From his vantage point, the Arab-Israeli dispute has entered one of its most bleakest moments.
Quoting Yehoshafat Harkabi, a scholar of Palestinian affairs and the former director of Israeli military intelligence, Rosenblum warned that Israel will face an “existential demographic threat” should it continue to occupy the West Bank.
In another nod to Harkabi, a hawk-turned-dove, Rosenblum added that Israel’s lust for land is suicidal and could yet transform the Jewish state into a binational state.
The current schism between the Palestinian Authority and Hamas pleases the Israeli government because it pushes the possibility of a two-state solution further into the future, said Rosenblum.
By his estimation, peace may still be possible if Israel and the Palestinians agree to mutual territorial exchanges.
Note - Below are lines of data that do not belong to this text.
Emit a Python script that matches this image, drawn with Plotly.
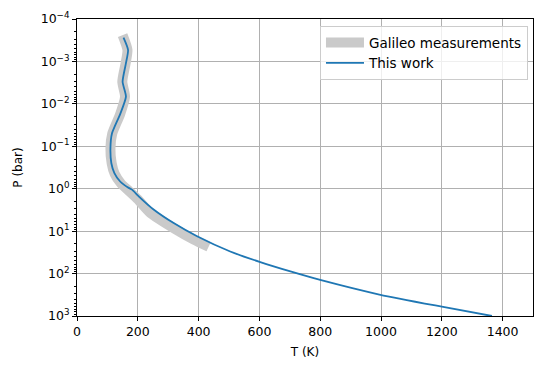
import plotly.graph_objects as go

# Galileo measurements (T in K, P in bar)
T_galileo = [150, 166, 160, 149, 158, 142, 116, 110, 114, 124, 145, 172, 200, 241, 318, 384, 433]
P_galileo = [2.4e-4, 5.37e-4, 1.10e-3, 3.02e-3, 6.76e-3, 1.74e-2, 5.0e-2, 0.112, 0.251,
             0.447, 0.759, 1.15, 1.78, 3.72, 8.51, 15.8, 23.4]

# This work (model profile)
T_model = [153, 168, 161, 150, 161, 142, 115, 110, 113, 123, 142, 170, 181, 203, 252, 318,
           395, 504, 603, 702, 800, 998, 1200, 1365]
P_model = [2.75e-4, 5.37e-4, 1.10e-3, 3.02e-3, 6.76e-3, 1.74e-2, 5.0e-2, 0.112, 0.251, 0.427,
           0.676, 0.955, 1.05, 1.51, 3.09, 6.46, 13.2, 30.2, 53.7, 89.1, 141, 316, 603, 1000]

x_ticks = [0, 200, 400, 600, 800, 1000, 1200, 1400]
y_ticks = [1e-4, 1e-3, 1e-2, 1e-1, 1e0, 1e1, 1e2, 1e3]
y_ticklabels = ["10<sup>−4</sup>", "10<sup>−3</sup>", "10<sup>−2</sup>", "10<sup>−1</sup>",
                "10<sup>0</sup>", "10<sup>1</sup>", "10<sup>2</sup>", "10<sup>3</sup>"]

FONT = "DejaVu Sans"

fig = go.Figure()
fig.add_trace(go.Scatter(x=T_galileo, y=P_galileo, mode="lines", name="Galileo measurements",
                         line=dict(color="#cacaca", width=10, shape="spline", smoothing=0.6)))
fig.add_trace(go.Scatter(x=T_model, y=P_model, mode="lines", name="This work",
                         line=dict(color="#1f77b4", width=1.8, shape="spline", smoothing=0.6)))

axis_common = dict(showline=True, linecolor="black", linewidth=1, mirror=True,
                   ticks="outside", ticklen=4, tickcolor="black", tickwidth=1,
                   showgrid=True, gridcolor="#b0b0b0", gridwidth=1, zeroline=False,
                   tickfont=dict(family=FONT, size=12.5, color="black"))

fig.update_xaxes(range=[0, 1500], tickvals=x_ticks, automargin=True,
                 title=dict(text="T (K)", font=dict(family=FONT, size=12, color="black"), standoff=9),
                 **axis_common)
fig.update_yaxes(type="log", range=[3, -4], tickvals=y_ticks, ticktext=y_ticklabels, automargin=False,
                 title=dict(text="P (bar)", font=dict(family=FONT, size=12, color="black")),
                 minor=dict(ticks="outside", ticklen=2, tickcolor="black", showgrid=False, dtick="D1"),
                 **axis_common)

fig.update_layout(
    width=550, height=372,
    margin=dict(l=77, r=17, t=19, b=56),
    plot_bgcolor="white", paper_bgcolor="white",
    font=dict(family=FONT, size=12, color="black"),
    legend=dict(x=0.989, y=0.976, xanchor="right", yanchor="top", itemwidth=38,
                bgcolor="rgba(255,255,255,0.8)", bordercolor="#cccccc", borderwidth=1,
                font=dict(family=FONT, size=13.5, color="black"), tracegroupgap=0),
    showlegend=True,
)

fig.write_html("out.html", config={"displayModeBar": False},
               post_script="document.body.style.margin='0';document.body.style.padding='0';")
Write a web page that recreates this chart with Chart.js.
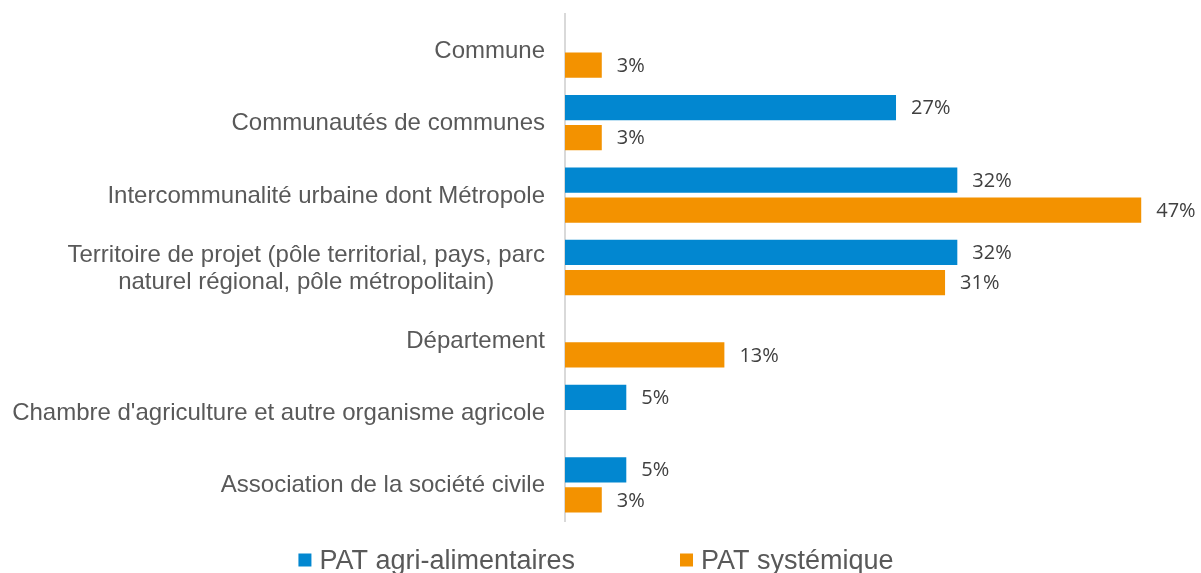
<!DOCTYPE html>
<html lang="fr">
<head>
<meta charset="UTF-8">
<title>Porteurs des PAT</title>
<script src="https://cdn.jsdelivr.net/npm/chart.js"></script>
<style>
    html, body { margin: 0; padding: 0; background: #fff; }
    #wrap { position: relative; width: 1201px; height: 573px; }
</style>
</head>
<body>
<div id="wrap"><canvas id="chart"></canvas></div>
<script>
// Porteurs de projet, par type de PAT (en %)
const categories = [
    ['Commune'],
    ['Communautés de communes'],
    ['Intercommunalité urbaine dont Métropole'],
    ['Territoire de projet (pôle territorial, pays, parc', 'naturel régional, pôle métropolitain)'],
    ['Département'],
    ["Chambre d'agriculture et autre organisme agricole"],
    ['Association de la société civile']
];
const seriesNames = ['PAT agri-alimentaires', 'PAT systémique'];
const agriValues = [null, 27, 32, 32, null, 5, 5];
const systemiqueValues = [3, 3, 47, 31, 13, null, 3];

const BLUE = '#0287D0';
const ORANGE = '#F39200';

// category labels: block right-aligned, lines centred on each other
const categoryLabels = {
    id: 'categoryLabels',
    afterDraw(chart) {
        const ctx = chart.ctx;
        const y = chart.scales.y;
        const right = 545;
        const lh = 27;
        ctx.save();
        ctx.font = '24px "Liberation Sans", Arial, sans-serif';
        ctx.fillStyle = '#595959';
        ctx.textAlign = 'center';
        ctx.textBaseline = 'middle';
        categories.forEach((lines, i) => {
            const cy = y.getPixelForValue(i) + 1;
            const w = Math.max(...lines.map(l => ctx.measureText(l).width));
            const top = cy - (lines.length - 1) * lh / 2;
            lines.forEach((l, k) => ctx.fillText(l, right - w / 2, top + k * lh));
        });
        ctx.restore();
    }
};

// value labels at the end of each bar
const valueLabels = {
    id: 'valueLabels',
    afterDatasetsDraw(chart) {
        const ctx = chart.ctx;
        ctx.save();
        ctx.font = '20px "Open Sans", sans-serif';
        ctx.fillStyle = '#404040';
        ctx.textAlign = 'left';
        ctx.textBaseline = 'middle';
        chart.data.datasets.forEach((ds, di) => {
            chart.getDatasetMeta(di).data.forEach((bar, i) => {
                const v = ds.data[i];
                if (v == null) return;
                ctx.fillText(v + '%', bar.x + 15, bar.y + 1);
            });
        });
        ctx.restore();
    }
};

// legend row under the plot
const bottomLegend = {
    id: 'bottomLegend',
    afterDraw(chart) {
        const ctx = chart.ctx;
        const box = 13, gapText = 8, gapItems = 105, cy = 560;
        ctx.save();
        ctx.font = '27px "Liberation Sans", Arial, sans-serif';
        ctx.textBaseline = 'middle';
        const widths = chart.data.datasets.map(ds => box + gapText + ctx.measureText(ds.label).width);
        const total = widths.reduce((a, b) => a + b, 0) + gapItems;
        let x = (chart.width - total) / 2 - 4.5;
        chart.data.datasets.forEach((ds, i) => {
            ctx.fillStyle = ds.backgroundColor;
            ctx.fillRect(x, cy - box / 2, box, box);
            ctx.fillStyle = '#595959';
            ctx.fillText(ds.label, x + box + gapText, cy + 2);
            x += widths[i] + gapItems;
        });
        ctx.restore();
    }
};

new Chart(document.getElementById('chart'), {
    type: 'bar',
    data: {
        labels: categories,
        datasets: [
            { label: seriesNames[0], data: agriValues, backgroundColor: BLUE },
            { label: seriesNames[1], data: systemiqueValues, backgroundColor: ORANGE }
        ]
    },
    options: {
        indexAxis: 'y',
        responsive: true,
        maintainAspectRatio: false,
        animation: false,
        categoryPercentage: 0.83,
        barPercentage: 0.84,
        layout: { padding: { top: 14, right: 23, bottom: 52, left: 0 } },
        plugins: {
            legend: { display: false },
            tooltip: { enabled: false }
        },
        scales: {
            x: {
                display: false,
                min: 0,
                max: 50
            },
            y: {
                grid: { display: false },
                border: { display: true, color: '#D9D9D9', width: 2 },
                ticks: { display: false },
                afterFit(scale) { scale.width = 565; }
            }
        }
    },
    plugins: [categoryLabels, valueLabels, bottomLegend]
});
</script>
</body>
</html>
Israel would keep three percent to five percent of the West Bank, where 80 percent of Jewish settlers live, and in return, Israel would give the Palestinians an identical amount of land.
This would mean that Israel would not have to go back to the pre-1967 lines, he said. The Arab League has formally accepted this outcome, and so would the international community.
“I don’t think Netanyahu will agree to this,” he said.
Rosenblum predicted that Netanyahu will come under pressure to pay serious attention to the 2002 Arab League peace plan, which broadly calls for a full Israeli withdrawal from lands captured during the Six Day War in exchange for Arab recognition of Israel.
The plan, twice renewed since 2002, is supported by Sunni Arab states, which share Israel’s fear of Iran and Islamic State, a jihadist organization bent on establishing a caliphate in the region and erasing European colonial borders in the Middle East.
According to Rosenblum, the Arab state system has been crumbling since the eruption of the Arab Spring rebellions in Tunisia, Egypt, Libya, Yemen and Syria. Non-state actors like Islamic State, Hezbollah and Hamas have begun to fill the void, he said.